Is dreaming of a vagrant always negative?

No. While the image triggers disgust or fear, its core intent is reintegration. The psyche uses shock tactics to make you look at exiled parts. Once acknowledged, the vagrant transforms into the Wanderer—creative, free, spiritually porous.

Why do I wake up feeling guilty after giving to the dream vagrant?

Guilt signals cognitive dissonance: daytime you may ignore real-world homeless people, while dream you acts generously. The feeling is an invitation to align outer behavior with inner compassion, both toward others and your own disowned traits.

Can this dream predict actual financial ruin?

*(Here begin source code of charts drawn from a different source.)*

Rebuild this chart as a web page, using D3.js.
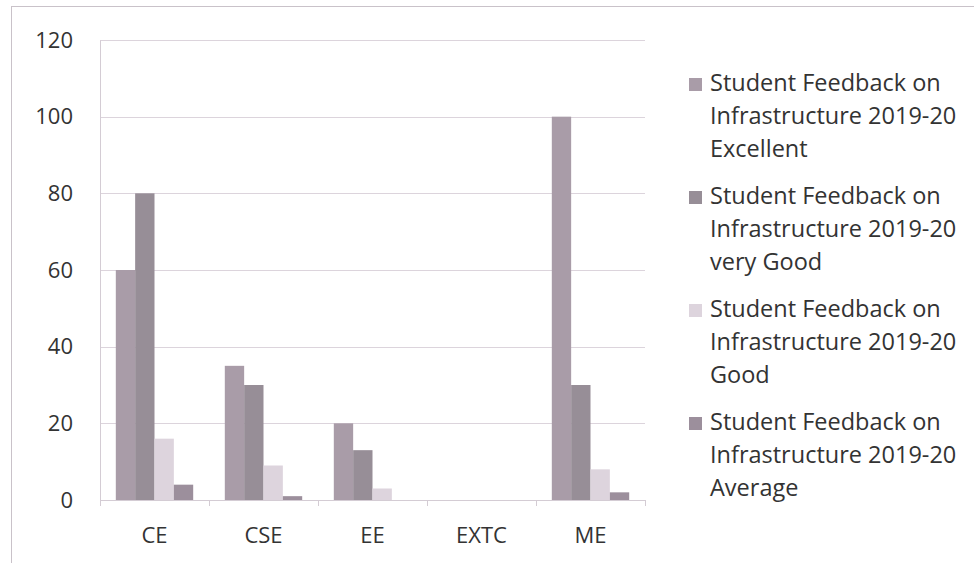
<!DOCTYPE html>
<html>
<head>
<meta charset="utf-8">
<script src="https://cdn.jsdelivr.net/npm/d3@7"></script>
<style>
  body { margin: 0; background: #fff; }
  svg { display: block; font-family: "Open Sans", "Noto Sans", sans-serif; }
</style>
</head>
<body>
<div id="chart"></div>
<script>
var WIDTH = 974;
var HEIGHT = 563;

var categories = ["CE", "CSE", "EE", "EXTC", "ME"];
var seriesNames = [
    ["Student Feedback on", "Infrastructure 2019-20", "Excellent"],
    ["Student Feedback on", "Infrastructure 2019-20", "very Good"],
    ["Student Feedback on", "Infrastructure 2019-20", "Good"],
    ["Student Feedback on", "Infrastructure 2019-20", "Average"]
];
var excellent = [60, 35, 20, 0, 100];
var veryGood = [80, 30, 13, 0, 30];
var good = [16, 9, 3, 0, 8];
var average = [4, 1, 0, 0, 2];
var yTicks = [0, 20, 40, 60, 80, 100, 120];

var COLORS = ["#a99ca8", "#978e97", "#ddd4dd", "#9c8f9c"];
var series = [excellent, veryGood, good, average];

var SVG = d3.select("#chart").append("svg")
    .attr("width", WIDTH)
    .attr("height", HEIGHT);

// outer chart frame
SVG.append("rect")
    .attr("x", 11.5).attr("y", 6.5)
    .attr("width", WIDTH + 20).attr("height", HEIGHT + 20)
    .attr("fill", "none")
    .attr("stroke", "#c9c2c9");

var x0 = d3.scaleBand()
    .domain(categories)
    .range([100, 645])
    .paddingInner(0.29)
    .paddingOuter(0.145);

var x1 = d3.scaleBand()
    .domain(d3.range(series.length))
    .range([0, x0.bandwidth()]);

var y = d3.scaleLinear()
    .domain([0, 120])
    .range([500, 40]);

// gridlines
SVG.append("g")
    .selectAll("line")
    .data(yTicks.filter(d => d > 0))
    .enter().append("line")
    .attr("x1", 100).attr("x2", 645)
    .attr("y1", d => Math.round(y(d)) + 0.5)
    .attr("y2", d => Math.round(y(d)) + 0.5)
    .attr("stroke", "#dcd4dc");

// bars
var groups = SVG.append("g")
    .selectAll("g")
    .data(categories)
    .enter().append("g")
    .attr("transform", d => "translate(" + x0(d) + ",0)");

groups.selectAll("rect")
    .data((d, i) => series.map((s, k) => ({ k: k, v: s[i] })))
    .enter().append("rect")
    .attr("x", d => x1(d.k))
    .attr("width", x1.bandwidth())
    .attr("y", d => y(d.v))
    .attr("height", d => y(0) - y(d.v))
    .attr("fill", d => COLORS[d.k]);

// y axis
var yAxis = SVG.append("g")
    .attr("transform", "translate(100,0)")
    .call(d3.axisLeft(y).tickValues(yTicks).tickSize(0).tickPadding(27));
yAxis.select(".domain").attr("stroke", "#d4ccd4");
yAxis.selectAll("text")
    .attr("font-size", 22)
    .attr("fill", "#333")
    .attr("font-family", "'Open Sans', sans-serif");

// x axis
var xAxis = SVG.append("g")
    .attr("transform", "translate(0,500)")
    .call(d3.axisBottom(x0).tickSize(0).tickPadding(27));
xAxis.select(".domain").attr("stroke", "#d4ccd4");
xAxis.selectAll("text")
    .attr("font-size", 22)
    .attr("fill", "#333")
    .attr("font-family", "'Open Sans', sans-serif");

// category separators
SVG.append("g")
    .selectAll("line")
    .data(d3.range(categories.length + 1))
    .enter().append("line")
    .attr("x1", d => Math.round(100 + d * (545 / categories.length)) + 0.5)
    .attr("x2", d => Math.round(100 + d * (545 / categories.length)) + 0.5)
    .attr("y1", 500).attr("y2", 506)
    .attr("stroke", "#d4ccd4");

// legend
var legend = SVG.append("g")
    .selectAll("g")
    .data(seriesNames)
    .enter().append("g")
    .attr("transform", (d, i) => "translate(689," + (91 + i * 113) + ")");

legend.append("rect")
    .attr("x", 0).attr("y", -13)
    .attr("width", 13).attr("height", 13)
    .attr("fill", (d, i) => COLORS[i]);

legend.append("text")
    .attr("x", 21)
    .attr("fill", "#333")
    .attr("font-size", 23.5)
    .selectAll("tspan")
    .data(d => d)
    .enter().append("tspan")
    .attr("x", 21)
    .attr("y", (d, i) => i * 33)
    .text(d => d);
</script>
</body>
</html>
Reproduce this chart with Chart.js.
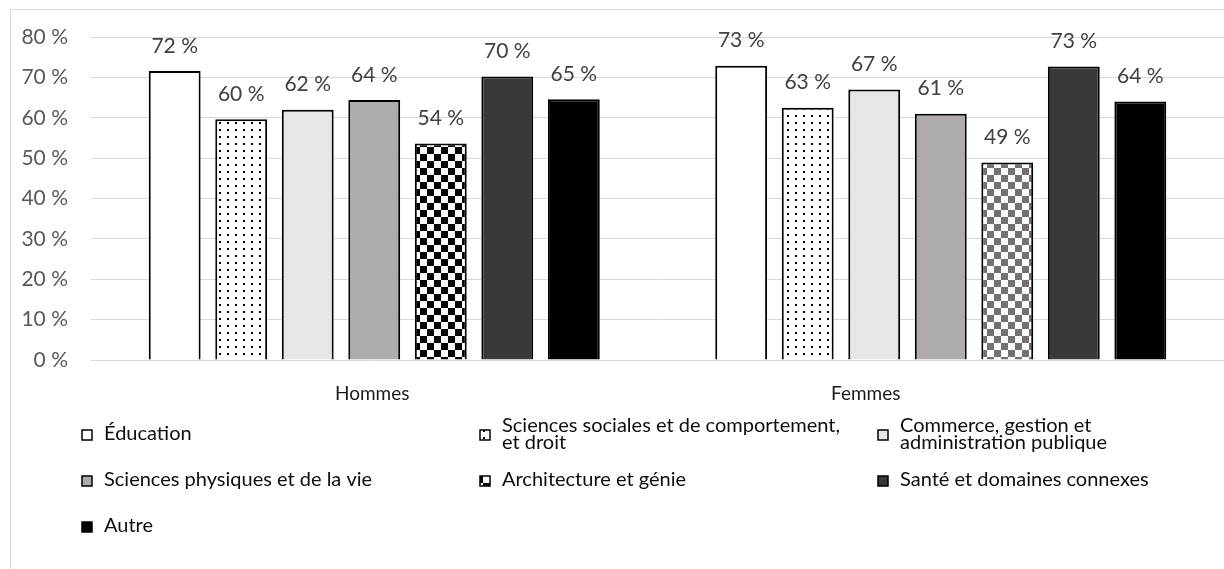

Miller’s 1901 prophecy reflected an era that equated poverty with moral failure. Modern interpreters view the “bankruptcy” as symbolic: an impending collapse of an outdated self-image, not your literal bank account. Treat it as a timely warning to invest in soul capital—creativity, relationships, health—rather than stockpiling persona credentials.

Summary

Your vagrant dream shadow self is not a prophecy of destitution but a pageant of everything you banished to stay “respectable.” Greet the ragged figure at the door; he carries the keys to parts of you that are wild, alive, and free. When you invite him in, you discover the house was always big enough for both of you.

From the 1901 Archives

"To dream that you are a vagrant, portends poverty and misery. To see vagrants is a sign of contagion invading your community. To give to a vagrant, denotes that your generosity will be applauded."